Dans la tête d’une personne suicidaire – Texte : Cindy Barbier
Imagine-toi dans une pièce sombre sans porte ni fenêtre. Les murs se referment sur toi lentement, mais juste assez vite pour que tu le remarques. Donc ton angoisse est toujours au maximum. Tu ressens sans arrêt une douleur qui traverse ton cœur jusque dans ton dos comme un poignard.
Imagine-toi dans un brouillard très épais. Tu as beau avoir la lumière parfaite, tous les outils à portée de main pour traverser sans problème, mais tu n’y arrives pas. Rien ne fonctionne.
Imagine, ton pire ennemi, c’est ta tête, ton mental. Oui, oui. Des fois, tu te dis : « Hey, let’s go, je vais y arriver. » Pis ta tête te dit : « Hey chose ! Calme-toé. Tu le sais ben, tu n’es jamais capable d’accomplir de quoi. Check ton ami, lui, il a réussi. Abandonne tout de suite. »
Imagine, quand le monde te dit : « C’mon, donne-toi un bon coup de pied au cul, tu vas y arriver. » Sauf que tu n’es pas assez fort pour te lever de ton lit. Imagine, prendre une douche ou te faire à manger, c’est le mont Everest à monter.
Imagine, quand tu oses en parler, que tu dis : « Dans ma tête là, j’ai des pensées noires qui me font peur. » Souvent la réponse est soit : « Oh, j’ai eu ça, c’est normal, ça va passer. On a tous des boutes rough » ou « Ben là, va à l’hôpital ». Ben la personne se sent encore plus seule.
Imagine dans ta tête que la seule solution à tous tes problèmes, c’est de ne plus exister, de ne plus être là, parce que tu crois fermement que ta présence, ta douleur est plus difficile à supporter que ta mort. Que ta mort sera une libération pour tes amis et ta famille. Que comme parent, tu es convaincu que tes enfants vont être mieux sans toi, parce qu’ils vont grandir sans un parent triste, colérique et qui ne joue pas avec eux.

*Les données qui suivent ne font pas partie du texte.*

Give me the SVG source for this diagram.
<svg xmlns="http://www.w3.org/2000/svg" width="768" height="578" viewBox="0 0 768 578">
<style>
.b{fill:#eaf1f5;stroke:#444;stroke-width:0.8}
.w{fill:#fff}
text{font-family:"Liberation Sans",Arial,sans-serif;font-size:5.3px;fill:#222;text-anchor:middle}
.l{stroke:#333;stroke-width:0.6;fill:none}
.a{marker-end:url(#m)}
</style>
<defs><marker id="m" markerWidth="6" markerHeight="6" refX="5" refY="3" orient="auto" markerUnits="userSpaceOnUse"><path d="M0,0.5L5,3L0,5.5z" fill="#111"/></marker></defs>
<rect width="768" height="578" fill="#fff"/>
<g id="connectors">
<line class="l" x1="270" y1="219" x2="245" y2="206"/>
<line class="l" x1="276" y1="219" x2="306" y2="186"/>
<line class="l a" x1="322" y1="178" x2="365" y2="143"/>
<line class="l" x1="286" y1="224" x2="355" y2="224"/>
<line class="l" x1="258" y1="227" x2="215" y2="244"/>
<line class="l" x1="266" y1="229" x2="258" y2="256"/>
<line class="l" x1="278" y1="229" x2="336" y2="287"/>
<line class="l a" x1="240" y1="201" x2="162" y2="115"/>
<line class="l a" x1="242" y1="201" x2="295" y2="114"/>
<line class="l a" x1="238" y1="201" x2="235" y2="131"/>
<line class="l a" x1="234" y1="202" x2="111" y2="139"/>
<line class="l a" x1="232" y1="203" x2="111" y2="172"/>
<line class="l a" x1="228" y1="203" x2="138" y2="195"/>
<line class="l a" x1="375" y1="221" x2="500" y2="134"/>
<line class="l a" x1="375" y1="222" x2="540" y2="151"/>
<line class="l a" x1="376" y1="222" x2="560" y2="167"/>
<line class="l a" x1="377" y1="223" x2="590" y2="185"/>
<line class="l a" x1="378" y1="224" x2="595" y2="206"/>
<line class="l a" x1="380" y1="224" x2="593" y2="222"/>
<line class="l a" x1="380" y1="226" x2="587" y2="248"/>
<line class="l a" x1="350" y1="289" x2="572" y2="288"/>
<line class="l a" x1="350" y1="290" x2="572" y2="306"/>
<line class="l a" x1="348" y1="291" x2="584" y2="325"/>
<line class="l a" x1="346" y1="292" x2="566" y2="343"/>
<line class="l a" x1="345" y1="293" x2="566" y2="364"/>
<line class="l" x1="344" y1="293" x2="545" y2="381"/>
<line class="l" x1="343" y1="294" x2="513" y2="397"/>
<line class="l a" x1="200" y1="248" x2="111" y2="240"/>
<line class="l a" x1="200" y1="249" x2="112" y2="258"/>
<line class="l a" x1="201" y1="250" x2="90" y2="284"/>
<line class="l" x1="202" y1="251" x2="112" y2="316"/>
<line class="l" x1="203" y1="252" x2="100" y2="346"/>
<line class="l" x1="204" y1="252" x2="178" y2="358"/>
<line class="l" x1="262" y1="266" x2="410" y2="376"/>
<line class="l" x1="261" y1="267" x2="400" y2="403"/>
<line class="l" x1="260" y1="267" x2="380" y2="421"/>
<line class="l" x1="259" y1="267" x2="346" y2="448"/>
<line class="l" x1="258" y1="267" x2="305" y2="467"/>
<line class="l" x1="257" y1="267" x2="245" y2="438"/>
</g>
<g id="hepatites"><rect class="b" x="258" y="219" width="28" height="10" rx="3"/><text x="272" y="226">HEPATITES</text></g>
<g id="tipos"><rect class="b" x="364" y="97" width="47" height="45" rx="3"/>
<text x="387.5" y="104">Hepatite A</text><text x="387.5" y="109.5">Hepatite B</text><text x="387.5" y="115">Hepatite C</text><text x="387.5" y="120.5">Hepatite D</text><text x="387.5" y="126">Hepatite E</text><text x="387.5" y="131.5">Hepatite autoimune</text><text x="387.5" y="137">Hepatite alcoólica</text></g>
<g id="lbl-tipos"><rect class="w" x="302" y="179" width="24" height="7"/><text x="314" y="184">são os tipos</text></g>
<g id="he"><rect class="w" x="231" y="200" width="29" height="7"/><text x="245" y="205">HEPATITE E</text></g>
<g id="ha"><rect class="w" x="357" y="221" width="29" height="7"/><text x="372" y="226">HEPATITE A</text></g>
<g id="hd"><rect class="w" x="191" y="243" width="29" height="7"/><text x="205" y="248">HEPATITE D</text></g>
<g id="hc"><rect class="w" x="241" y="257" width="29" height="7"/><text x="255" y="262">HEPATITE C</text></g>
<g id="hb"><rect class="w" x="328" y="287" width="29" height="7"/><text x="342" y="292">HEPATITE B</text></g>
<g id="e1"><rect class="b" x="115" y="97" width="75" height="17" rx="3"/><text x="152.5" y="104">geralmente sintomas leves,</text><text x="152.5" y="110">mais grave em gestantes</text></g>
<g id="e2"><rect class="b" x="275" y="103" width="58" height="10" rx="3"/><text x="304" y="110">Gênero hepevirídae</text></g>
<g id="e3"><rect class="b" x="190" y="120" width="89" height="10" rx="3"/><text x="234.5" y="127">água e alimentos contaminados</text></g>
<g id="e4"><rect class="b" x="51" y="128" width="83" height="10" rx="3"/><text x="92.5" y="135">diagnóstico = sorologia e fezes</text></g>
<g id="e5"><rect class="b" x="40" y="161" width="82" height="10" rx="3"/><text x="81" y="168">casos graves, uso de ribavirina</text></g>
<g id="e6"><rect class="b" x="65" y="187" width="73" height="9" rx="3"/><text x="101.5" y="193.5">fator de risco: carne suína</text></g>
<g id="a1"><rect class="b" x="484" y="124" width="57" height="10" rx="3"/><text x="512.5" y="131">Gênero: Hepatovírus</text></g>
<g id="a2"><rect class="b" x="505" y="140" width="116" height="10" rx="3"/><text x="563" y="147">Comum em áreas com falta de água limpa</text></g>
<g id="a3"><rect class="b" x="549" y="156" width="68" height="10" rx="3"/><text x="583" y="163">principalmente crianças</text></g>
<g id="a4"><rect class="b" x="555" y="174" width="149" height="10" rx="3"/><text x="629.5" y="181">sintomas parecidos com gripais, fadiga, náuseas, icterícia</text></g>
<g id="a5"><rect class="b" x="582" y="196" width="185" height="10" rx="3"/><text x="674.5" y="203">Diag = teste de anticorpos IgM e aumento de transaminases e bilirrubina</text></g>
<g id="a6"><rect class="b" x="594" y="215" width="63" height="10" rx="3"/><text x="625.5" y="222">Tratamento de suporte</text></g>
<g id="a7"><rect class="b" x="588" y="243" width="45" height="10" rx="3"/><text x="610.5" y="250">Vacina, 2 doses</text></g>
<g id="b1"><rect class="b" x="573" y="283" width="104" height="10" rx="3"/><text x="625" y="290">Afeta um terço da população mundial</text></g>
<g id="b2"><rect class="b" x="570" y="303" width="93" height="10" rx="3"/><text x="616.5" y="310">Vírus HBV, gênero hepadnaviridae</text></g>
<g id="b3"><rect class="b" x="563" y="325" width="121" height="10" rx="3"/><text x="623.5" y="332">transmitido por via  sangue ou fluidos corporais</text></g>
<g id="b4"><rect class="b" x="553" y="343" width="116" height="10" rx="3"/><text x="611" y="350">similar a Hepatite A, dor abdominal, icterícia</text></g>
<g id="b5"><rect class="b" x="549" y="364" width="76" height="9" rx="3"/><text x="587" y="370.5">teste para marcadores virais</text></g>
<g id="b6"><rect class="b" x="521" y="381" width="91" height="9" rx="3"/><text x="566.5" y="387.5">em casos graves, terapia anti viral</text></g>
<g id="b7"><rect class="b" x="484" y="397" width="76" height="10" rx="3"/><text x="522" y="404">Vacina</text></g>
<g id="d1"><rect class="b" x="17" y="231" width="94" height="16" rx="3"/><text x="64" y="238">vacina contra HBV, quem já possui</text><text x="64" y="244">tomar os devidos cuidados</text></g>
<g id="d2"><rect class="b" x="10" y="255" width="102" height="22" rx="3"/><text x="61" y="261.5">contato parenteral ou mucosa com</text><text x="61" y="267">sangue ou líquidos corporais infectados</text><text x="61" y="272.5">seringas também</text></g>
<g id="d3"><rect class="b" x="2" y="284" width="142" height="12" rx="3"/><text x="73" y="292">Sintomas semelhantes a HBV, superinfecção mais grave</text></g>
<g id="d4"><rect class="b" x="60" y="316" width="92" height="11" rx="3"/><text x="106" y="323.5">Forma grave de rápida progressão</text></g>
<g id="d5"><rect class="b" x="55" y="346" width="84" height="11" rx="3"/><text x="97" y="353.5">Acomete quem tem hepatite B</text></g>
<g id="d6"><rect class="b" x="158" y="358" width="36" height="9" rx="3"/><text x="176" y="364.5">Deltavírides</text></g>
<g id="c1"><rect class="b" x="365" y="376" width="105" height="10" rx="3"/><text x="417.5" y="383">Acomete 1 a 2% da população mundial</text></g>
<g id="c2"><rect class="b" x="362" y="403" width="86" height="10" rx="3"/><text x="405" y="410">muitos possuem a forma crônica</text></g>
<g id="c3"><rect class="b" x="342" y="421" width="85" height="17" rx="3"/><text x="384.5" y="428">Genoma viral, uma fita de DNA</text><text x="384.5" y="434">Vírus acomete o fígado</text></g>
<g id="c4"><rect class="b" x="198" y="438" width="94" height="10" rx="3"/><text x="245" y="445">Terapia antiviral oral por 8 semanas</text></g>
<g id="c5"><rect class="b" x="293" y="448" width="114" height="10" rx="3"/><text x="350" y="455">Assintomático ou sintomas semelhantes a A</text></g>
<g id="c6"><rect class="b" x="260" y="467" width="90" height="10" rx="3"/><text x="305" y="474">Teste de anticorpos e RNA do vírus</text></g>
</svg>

Imagine-toi sur le bord d’une falaise, le vent te pousse fort en sacrifice vers le précipice. Derrière toi, tu as une armée de personnes prêtes à t’aider, qui hurlent à pleins poumons de venir les voir, qu’ils sont là pour toi. Tu les entends, mais tu n’as pas la force de te retourner et d’affronter le vent qui fouette ton visage, parce que ça fait mal, trop mal.
Imagine-toi couché dans ton lit, incapable de bouger. Tu es paralysé et chaque parcelle de ton corps est en douleur. Tu ne peux pas te frotter pour aider à faire passer la souffrance, tu ne peux pas mettre de la glace ou de la chaleur pour atténuer la douleur, tu ne peux même pas crier à l’aide, parce que la douleur te tétanise sur place.
Imagine, ta tête joue contre toi. « Hey, si je saute, est-ce que je risque de me manquer ? » Ben voyons, d’où vient cette pensée ? Tu sais pas, elle a juste passé en coup de vent. « J’ai-tu assez de médicaments ? » « Mon couteau est-tu assez coupant ? » Ça commence de même. Lentement. Sournoisement. Grandissant. Envahissant tout sur son passage et avant même qu’on se soit rendu compte de la gravité, on est pris au piège.
Imagine-toi que tu crois que personne ne peut te comprendre, ne peut comprendre ta douleur, ne peut comprendre ton désespoir, ta tristesse.
Tu es perdu? Alors, comment tu crois que cette personne peut se comprendre et essayer de trouver une solution?